Holding — Tunheim, J.
- The United States District Court for the District of Minnesota held that Hormel could file its Second Amended Complaint, that the arbitration provision did not bar the lawsuit, and that the court had personal jurisdiction over Koipe.
Rule
- A court may allow a party to amend its complaint unless the amendment would be futile or result in undue prejudice to the opposing party.
Reasoning
- The court reasoned that Hormel's proposed amendment to the complaint was not futile and would not prejudice Koipe, allowing it to clarify its claims against Koipe directly.
- Regarding the arbitration provision, the court found that the language of the LLC Agreement was ambiguous concerning whether the dispute between Hormel and Cereol qualified as one subject to arbitration, ultimately determining that the agreement did not clearly extend to this type of dispute.
- Therefore, the court would not compel arbitration without a clear intent from the parties to include such disputes.
- Finally, the court concluded that Hormel had met the minimum contacts necessary for personal jurisdiction over Koipe, as the Second Amended Complaint sufficiently alleged actions by Koipe that could potentially subject it to liability, addressing previous concerns raised by Koipe regarding its contacts with Minnesota.
Deep Dive: How the Court Reached Its Decision
Court's Reasoning on Hormel's Motion to Amend
The court found that Hormel's motion to file a Second Amended Complaint was justified and should be granted. It emphasized that Rule 15(a) of the Federal Rules of Civil Procedure allows for liberal amendments unless the opposing party could demonstrate that such an amendment would result in undue prejudice or be futile. Koipe's arguments against the amendment were deemed insufficient to show prejudice, as the court noted that the burdens Koipe described were typical in litigation and did not rise to an extraordinary level. Furthermore, the court considered Koipe's claim that the proposed changes were futile, concluding that Hormel's new allegations and clarifications sufficiently stated a claim that could survive a motion to dismiss. The court determined that the Second Amended Complaint contained enough factual allegations that, if proven, could entitle Hormel to relief, thereby satisfying the legal standard for allowing the amendment. Thus, the court granted Hormel's motion, allowing the case to proceed with the clarified claims against Koipe.

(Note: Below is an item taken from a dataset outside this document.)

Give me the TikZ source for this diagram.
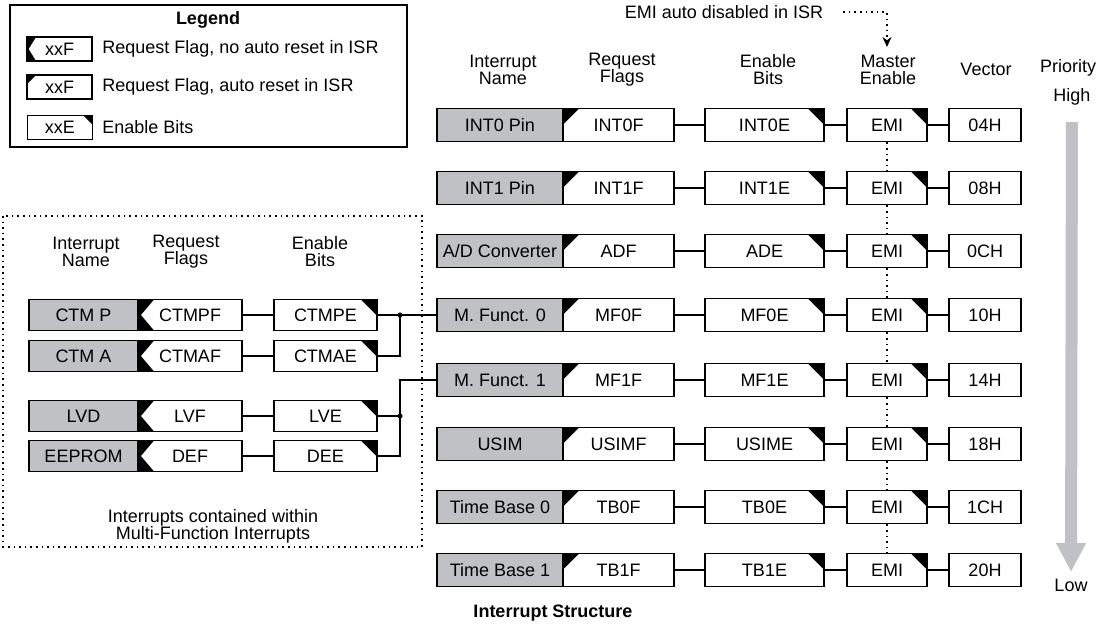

Court's Reasoning on Cereol's Motion to Dismiss
In addressing Cereol's motion to dismiss based on the arbitration provision in the LLC Agreement, the court analyzed the specific language of the contract. The court noted that the arbitration clause stated that all disputes that could not be resolved between the members would be decided by arbitration. However, the court clarified that the term "Members" did not include Cereol, as it was not defined as such in the agreement. The court emphasized that arbitration is a matter of consent and that the Federal Arbitration Act (FAA) does not compel arbitration if the parties did not agree to it. The court found that the Agreement did not explicitly cover disputes involving Cereol as a non-member and that there was ambiguity surrounding the applicability of the arbitration clause. Ultimately, the court ruled that it could not compel arbitration without clear intent from the parties to include such disputes, leading to the denial of Cereol's motion to dismiss.
Court's Reasoning on Koipe's Motion to Dismiss for Lack of Personal Jurisdiction
The court analyzed Koipe's motion to dismiss for lack of personal jurisdiction, focusing on whether Hormel had established sufficient minimum contacts with Minnesota. It highlighted that the Due Process Clause requires that a defendant must have enough connection to the forum state so that maintaining the lawsuit would not offend traditional notions of fair play and substantial justice. The court noted that Hormel had amended its complaint, which now included specific allegations regarding Koipe's direct actions, thereby establishing a prima facie case for personal jurisdiction. The court found that Koipe’s previous arguments, which were based on Hormel's initial complaint, had been addressed by the new allegations, which indicated that Koipe had purposefully availed itself of the privileges of conducting business in Minnesota. Consequently, the court determined that Hormel had met the necessary requirements for personal jurisdiction over Koipe, resulting in the denial of Koipe's motion to dismiss.